BOOK REVIEW - Hamlet: A User’s Guide
Title: Hamlet: A User’s Guide
Author: Michael Pennington
Publisher: Limelight Editions
ISBN: 0879100834
In the introduction to this most readable and charming book, Michael Pennington playfully confesses his awareness to inflicting the world with yet another book on an over-analyzed subject. There are more scholarly writings on Hamlet, he admits, and perhaps more artistically investigational too, but Pennington assures us, in his witty and self-deprecating style, that what he offers is an insider’s view into the Danish Prince. Who better to bestow this insight than a gifted actor/director who’s performed every principal male role in the play, including several incarnations as the title character? His most notable turn in the title role was with the Royal Shakespeare Company, under the esteemed John Barton in 1980.
The author smartly separates the book into two sections: The Action and The Characters. With the first, he introduces each of the play’s five acts as a single day. Why he should do this he can’t explain even to himself. He declares outright that there is a significant passage of time between acts Four and Five and then proceeds with his conceit, blithely ignoring its flaw. In his defense, the evidence offered is that, in this compression of time, the drama is better served. Anyway, each individual Day is given its own chapter, and, within each chapter, every scene is gone over with a fine-toothed comb. Pennington asserts his interpretations of the text with droll humor and perception, staking his claims boldly. Sometimes he treads on the toes of other analysts and artists before him, but not without allowing his reader the opportunity to form their own conclusions.
The Character section is split into families and factions, allowing Pennington the opportunity to dissect the various dysfunctions of both kin and court.

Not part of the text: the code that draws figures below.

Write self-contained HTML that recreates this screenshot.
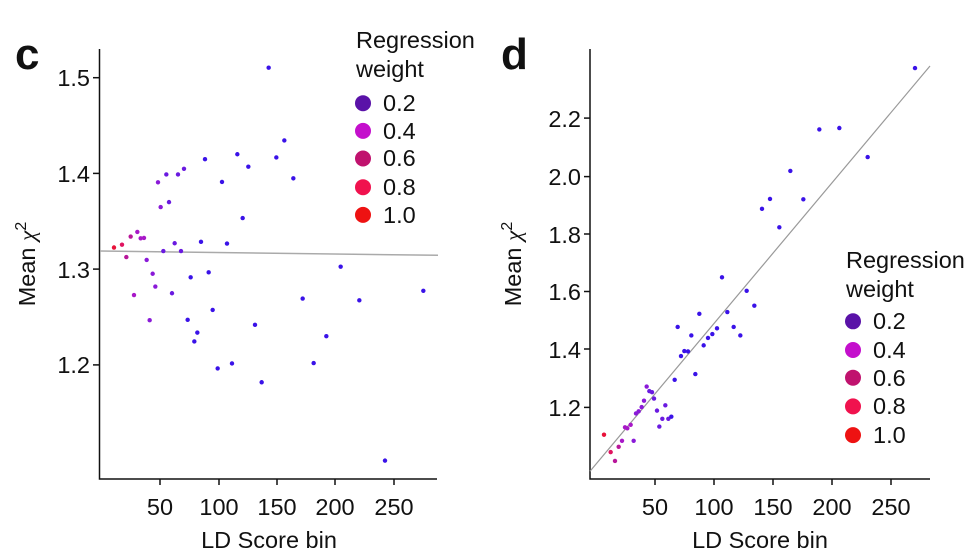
<!DOCTYPE html><html><head><meta charset="utf-8"><style>
body{margin:0;background:#fff}svg{display:block;font-family:"Liberation Sans",sans-serif}
</style></head><body>
<svg id="s" width="980" height="556" viewBox="0 0 980 556" xmlns="http://www.w3.org/2000/svg">
<rect width="980" height="556" fill="#fff"/>
<g fill="#111" font-size="23.5">
<text x="15" y="69" font-size="44" font-weight="bold">c</text>
<text x="501" y="69" font-size="44" font-weight="bold">d</text>
<path d="M99.5 49V479H437" stroke="#111" stroke-width="1.5" fill="none"/>
<g stroke="#111" stroke-width="1.5"><line x1="93" y1="77.7" x2="99" y2="77.7"/><line x1="93" y1="173.4" x2="99" y2="173.4"/><line x1="93" y1="269.1" x2="99" y2="269.1"/><line x1="93" y1="364.9" x2="99" y2="364.9"/>
<line x1="160" y1="479" x2="160" y2="485"/><line x1="219" y1="479" x2="219" y2="485"/><line x1="277" y1="479" x2="277" y2="485"/><line x1="335" y1="479" x2="335" y2="485"/><line x1="394" y1="479" x2="394" y2="485"/></g>
<g text-anchor="end"><text x="90" y="86">1.5</text><text x="90" y="182">1.4</text><text x="90" y="278">1.3</text><text x="90" y="373">1.2</text></g>
<g text-anchor="middle"><text x="160" y="515">50</text><text x="219" y="515">100</text><text x="277" y="515">150</text><text x="335" y="515">200</text><text x="394" y="515">250</text>
<text x="269" y="548">LD Score bin</text></g>
<text transform="translate(35,264) rotate(-90)" text-anchor="middle">Mean <tspan font-family="Liberation Serif" font-style="italic">χ</tspan><tspan font-size="16" dy="-9">2</tspan></text>
<line x1="100" y1="251" x2="438" y2="255.3" stroke="#aaa" stroke-width="1.5"/>
<path d="M590 49V479H930" stroke="#111" stroke-width="1.5" fill="none"/>
<g stroke="#111" stroke-width="1.5"><line x1="584" y1="118.1" x2="590" y2="118.1"/><line x1="584" y1="176.6" x2="590" y2="176.6"/><line x1="584" y1="234" x2="590" y2="234"/><line x1="584" y1="291.5" x2="590" y2="291.5"/><line x1="584" y1="349" x2="590" y2="349"/><line x1="584" y1="407.4" x2="590" y2="407.4"/>
<line x1="655" y1="479" x2="655" y2="485"/><line x1="714" y1="479" x2="714" y2="485"/><line x1="773" y1="479" x2="773" y2="485"/><line x1="832" y1="479" x2="832" y2="485"/><line x1="891" y1="479" x2="891" y2="485"/></g>
<g text-anchor="end"><text x="581" y="127">2.2</text><text x="581" y="185">2.0</text><text x="581" y="243">1.8</text><text x="581" y="300">1.6</text><text x="581" y="358">1.4</text><text x="581" y="416">1.2</text></g>
<g text-anchor="middle"><text x="655" y="515">50</text><text x="714" y="515">100</text><text x="773" y="515">150</text><text x="832" y="515">200</text><text x="891" y="515">250</text>
<text x="760" y="548">LD Score bin</text></g>
<text transform="translate(521,264) rotate(-90)" text-anchor="middle">Mean <tspan font-family="Liberation Serif" font-style="italic">χ</tspan><tspan font-size="16" dy="-9">2</tspan></text>
<line x1="590" y1="471.3" x2="930" y2="66" stroke="#999" stroke-width="1.2"/>
<text x="356" y="48">Regression</text><text x="356" y="77">weight</text>
<text x="383" y="111">0.2</text><text x="383" y="139">0.4</text><text x="383" y="166">0.6</text><text x="383" y="195">0.8</text><text x="383" y="223">1.0</text>
<text x="846" y="268">Regression</text><text x="846" y="297">weight</text>
<text x="873" y="329">0.2</text><text x="873" y="358">0.4</text><text x="873" y="386">0.6</text><text x="873" y="414">0.8</text><text x="873" y="443">1.0</text>
</g>
<g id="pts"></g>
</svg>
<script>
var g=document.getElementById('pts'),ns='http://www.w3.org/2000/svg',k=1.0638;
function c(x,y,r,f){var e=document.createElementNS(ns,'circle');e.setAttribute('cx',x);e.setAttribute('cy',y);e.setAttribute('r',r);e.setAttribute('fill',f);g.appendChild(e);}
var lc=['#5a12a8','#c40fcc','#c0126e','#f0124e','#ee1212'];
[103.2,130.9,158.5,187.2,214.9].forEach(function(y,i){c(363,y,8,lc[i]);});
[321.3,350,377.7,406.4,435.1].forEach(function(y,i){c(853,y,8,lc[i]);});
function col(i){return i<1?'#e8123a':i<2?'#e01460':i<4?'#b8169a':i<8?'#a818c8':i<14?'#8a1ad8':i<22?'#6a1ae0':'#3a12e8';}
var L=[[342,698],[366,690],[379,725],[392,667],[402,832],[412,654],[422,672],[432,671],[440,733],[449,903],[458,772],[466,808],[474,514],[482,584],[490,708],[499,492],[507,570],[516,827],[524,686],[534,492],[543,708],[552,476],[563,902],[572,782],[583,963],[592,938],[603,682],[615,449],[626,768],[638,874],[653,1039],[666,513],[681,687],[696,1025],[712,435],[728,615],[745,470],[765,916],[785,1078],[806,191],[829,444],[853,396],[880,503],[908,842],[941,1024],[979,948],[1022,752],[1078,847],[1155,1299],[1270,820]];
L.forEach(function(p,i){c(p[0]/3,p[1]/3*k,2.2,col(i));});
var R=[[342,1226],[362,1275],[375,1300],[386,1260],[396,1243],[405,1205],[412,1208],[422,1198],[431,1243],[438,1166],[446,1160],[455,1148],[462,1130],[470,1090],[478,1103],[486,1106],[492,1124],[501,1158],[508,1203],[517,1181],[526,1143],[535,1181],[544,1175],[554,1071],[563,922],[573,1004],[583,990],[594,991],[604,946],[616,1055],[628,885],[641,974],[654,953],[667,942],[681,926],[696,782],[712,880],[731,922],[751,946],[770,820],[793,862],[816,589],[840,561],[868,641],[901,482],[940,562],[988,365],[1048,361],[1133,443],[1275,192]];
R.forEach(function(p,i){c(490+p[0]/3,p[1]/3*k,2.2,col(i));});
</script>
</body></html>
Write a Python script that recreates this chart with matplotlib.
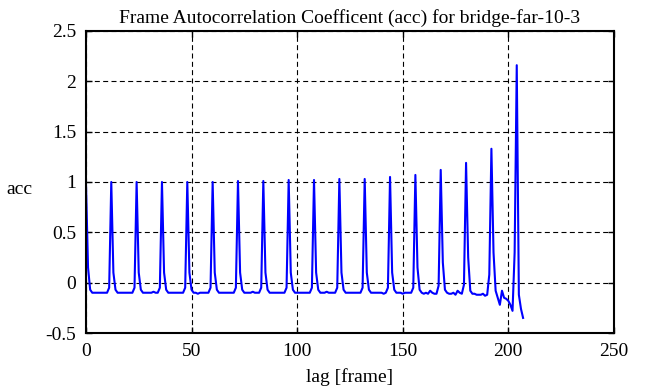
import matplotlib
matplotlib.use("Agg")
import matplotlib.pyplot as plt

plt.rcParams['font.family'] = ['Liberation Serif', 'DejaVu Serif']

# acc value for each lag 0..207 (one row per 12-frame period)
acc = [
    1.00, 0.15, -0.07, -0.10, -0.10, -0.10, -0.10, -0.10, -0.10, -0.10, -0.10, -0.05,
    1.00, 0.10, -0.07, -0.10, -0.10, -0.10, -0.10, -0.10, -0.10, -0.10, -0.10, -0.05,
    1.00, 0.10, -0.07, -0.10, -0.10, -0.10, -0.10, -0.10, -0.09, -0.10, -0.10, -0.05,
    1.00, 0.10, -0.07, -0.10, -0.10, -0.10, -0.10, -0.10, -0.10, -0.10, -0.10, -0.05,
    1.00, 0.10, -0.07, -0.10, -0.10, -0.11, -0.10, -0.10, -0.10, -0.10, -0.10, -0.05,
    1.00, 0.10, -0.07, -0.10, -0.10, -0.10, -0.10, -0.10, -0.10, -0.10, -0.10, -0.05,
    1.01, 0.10, -0.07, -0.10, -0.10, -0.10, -0.10, -0.09, -0.10, -0.10, -0.10, -0.05,
    1.01, 0.10, -0.07, -0.10, -0.10, -0.10, -0.10, -0.10, -0.10, -0.10, -0.10, -0.05,
    1.02, 0.10, -0.07, -0.10, -0.10, -0.10, -0.10, -0.10, -0.10, -0.10, -0.10, -0.05,
    1.02, 0.10, -0.07, -0.10, -0.10, -0.10, -0.09, -0.10, -0.10, -0.10, -0.10, -0.05,
    1.03, 0.10, -0.07, -0.10, -0.10, -0.10, -0.10, -0.10, -0.10, -0.10, -0.10, -0.05,
    1.03, 0.10, -0.07, -0.10, -0.10, -0.10, -0.10, -0.10, -0.10, -0.11, -0.10, -0.05,
    1.05, 0.10, -0.07, -0.10, -0.10, -0.10, -0.11, -0.10, -0.10, -0.10, -0.10, -0.05,
    1.07, 0.15, -0.07, -0.10, -0.11, -0.10, -0.11, -0.08, -0.10, -0.11, -0.11, -0.03,
    1.12, 0.20, -0.07, -0.10, -0.11, -0.11, -0.10, -0.12, -0.08, -0.10, -0.11, -0.02,
    1.19, 0.25, -0.08, -0.11, -0.11, -0.12, -0.12, -0.12, -0.11, -0.13, -0.12, 0.08,
    1.33, 0.30, -0.08, -0.15, -0.22, -0.08, -0.15, -0.16, -0.18, -0.22, -0.28, 0.30,
    2.16, -0.12, -0.26, -0.35,
]
lags = list(range(len(acc)))

x_ticks = [0, 50, 100, 150, 200, 250]
y_ticks = [-0.5, 0, 0.5, 1, 1.5, 2, 2.5]
y_labels = ['-0.5', '0', '0.5', '1', '1.5', '2', '2.5']

fig = plt.figure(figsize=(6.51, 3.87), dpi=100)
ax = fig.add_axes([0.132, 0.1395, 0.811, 0.7805])

ax.plot(lags, acc, color='#0000ff', linewidth=1.5)

ax.set_xlim(0, 250)
ax.set_ylim(-0.5, 2.5)
ax.set_xticks(x_ticks)
ax.set_yticks(y_ticks)
ax.set_yticklabels(y_labels)
ax.tick_params(direction='in', length=4, width=1, top=True, right=True,
               labelsize=14, pad=7, colors='black')
ax.grid(True, color='black', linestyle=(0, (4.5, 3)), linewidth=0.8)
for s in ax.spines.values():
    s.set_linewidth(1.5)

ax.set_title('Frame Autocorrelation Coefficent (acc) for bridge-far-10-3', fontsize=14, pad=6)
ax.set_xlabel('lag [frame]', fontsize=14, labelpad=6)
ax.set_ylabel('acc', fontsize=14, rotation=0, va='center', ha='center')
ax.yaxis.set_label_coords(-0.125, 0.475)

fig.savefig('out.png', dpi=100)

This is especially revealing when he is deconstructing Polonius and his children. The sins of a distant father’s domineering cruelty weigh heavily on the heads of Laertes and Ophelia. While he admits to the delicate comic-balancing act an actor must perform in portraying the play’s “Prime Minister”, the author brushes aside the traditional buffoonery associated with Polonius and focuses instead on the inept parenting and social gracelessness inherent in the character. The careless use of his children, Pennington contends, – spying on his son and exploiting his daughter – contributes to his and their downfalls. This “emotional suppression” is what leads directly to Polonius’ inability to succeed as a politician too – “the pawns that he is playing with are his own.” In these pages, the author, once and for all, kills the idea of Polonius as a simpering old boob and leaves him dead and buried. How fortunate for us.
But what of Hamlet, you ask? How does Pennington handle the penultimate role, both dreaded and desired by actor and director alike? The answer is with all the depth, complexity, and contradiction the Prince of Denmark demands. In this particular area, the author and his book shine. He shifts skillfully from memoir to manual and back again. Comparing and contrasting previous Hamlets – Olivier, Gielgud, Burton, etc. – with his own, Pennington speaks without preciousness or pretension. He is concise and verbose and that is how it should be, considering his source and subject.
The book benefits greatly from Pennington’s far-reaching experience and his ability to view his subject clearly and intuitively. It bubbles over with personal anecdotes and sidebars, lending an almost dishy quality to the text. Imagine chumming up the chatty rogue Pennington in a cozy London pub and, in exchange for a few pints, being privy to him spilling his guts on some of England’s greatest (and not so great) performances, many of whom are/were close friends. Approachable in language and tone, yet illuminating in content and text, “HAMLET: A User’s Guide” is chocked full of valuable tidbits and treasures, pleasing the most avid Shakespeare scholar as well as the tenderfoot freshman.